The Cloud doesn’t float on its own.
This past weekend, AWS suffered a huge outage on its east coast data center located in Virginia, which resulted in a multitude of sites, such as Instagram and Pinterest, going down or becoming unresponsive. The main cause of this outage is simply known as a single point of failure which means that because one data center lost power, the entire site went down. With all of these major sites going down, I think this is one of the best times to explain to clients, at a very abstract level, about load balancing their servers.

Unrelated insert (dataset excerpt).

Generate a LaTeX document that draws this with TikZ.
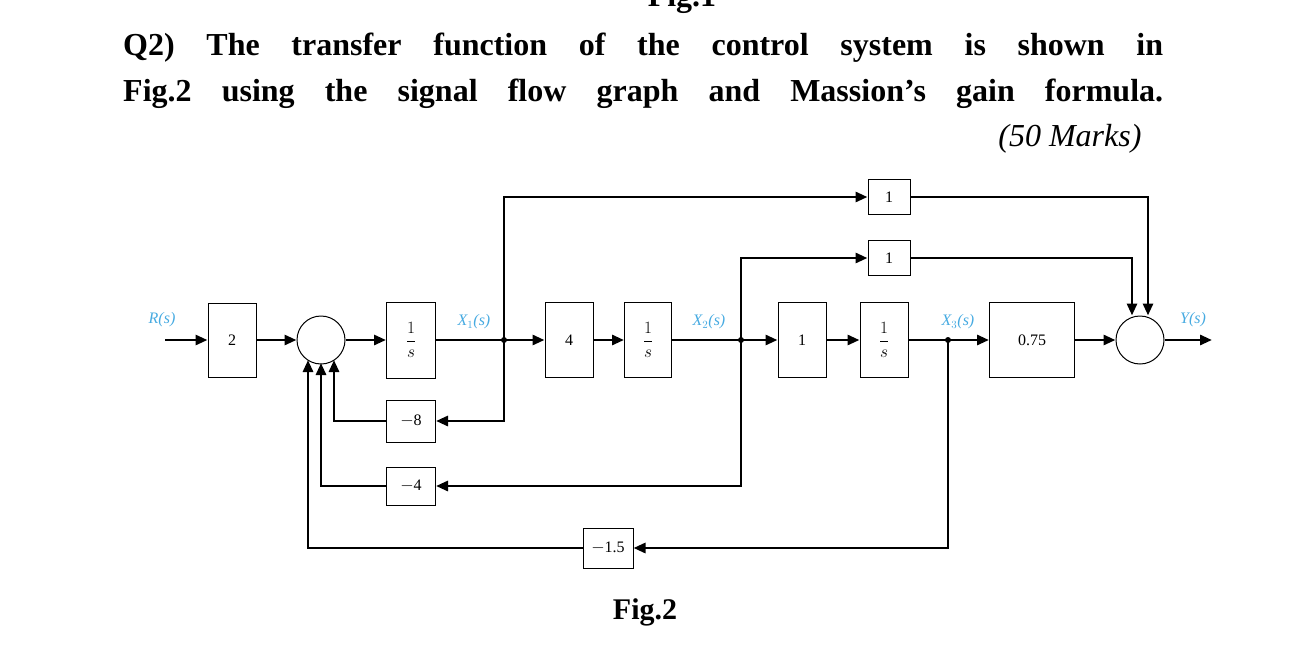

To put it in easy to understand terms, think of the old time Christmas lights; as long as all of light bulbs are intact and working, the entire strand works perfectly. If you take one light bulb, or if one were to break, the rest of the strand goes dark and you’re stuck with a pretty sad looking tree. This is known as a “series” wiring scheme and is very susceptible to a single point of failure. Most servers hosted outside of a cloud setup can be victim of this kind of failure.
Some of you may say to yourselves, “but I have strands that don’t go out with a single light break!” This is true, and those strands are using a “parallel” wiring scheme in which all of the lights are connected, but there is a secondary wire that connects the strand together in case of a failure. Many cloud hosting providers offer this secondary “wire” for your servers on the cloud, although most of the time this wire is never created.
Amazon does offer something similar to this thinking, called Elastic Load Balancing, which will automatically route your users to the best instance available. It seems to me that while it should be a no-brainer to get a segmented sever solution, it seems many clients choose not to spend the extra money. Perhaps explaining to our clients in simple terms exactly what happened and how to prevent it, we can all avoid any headaches that these outages may cause.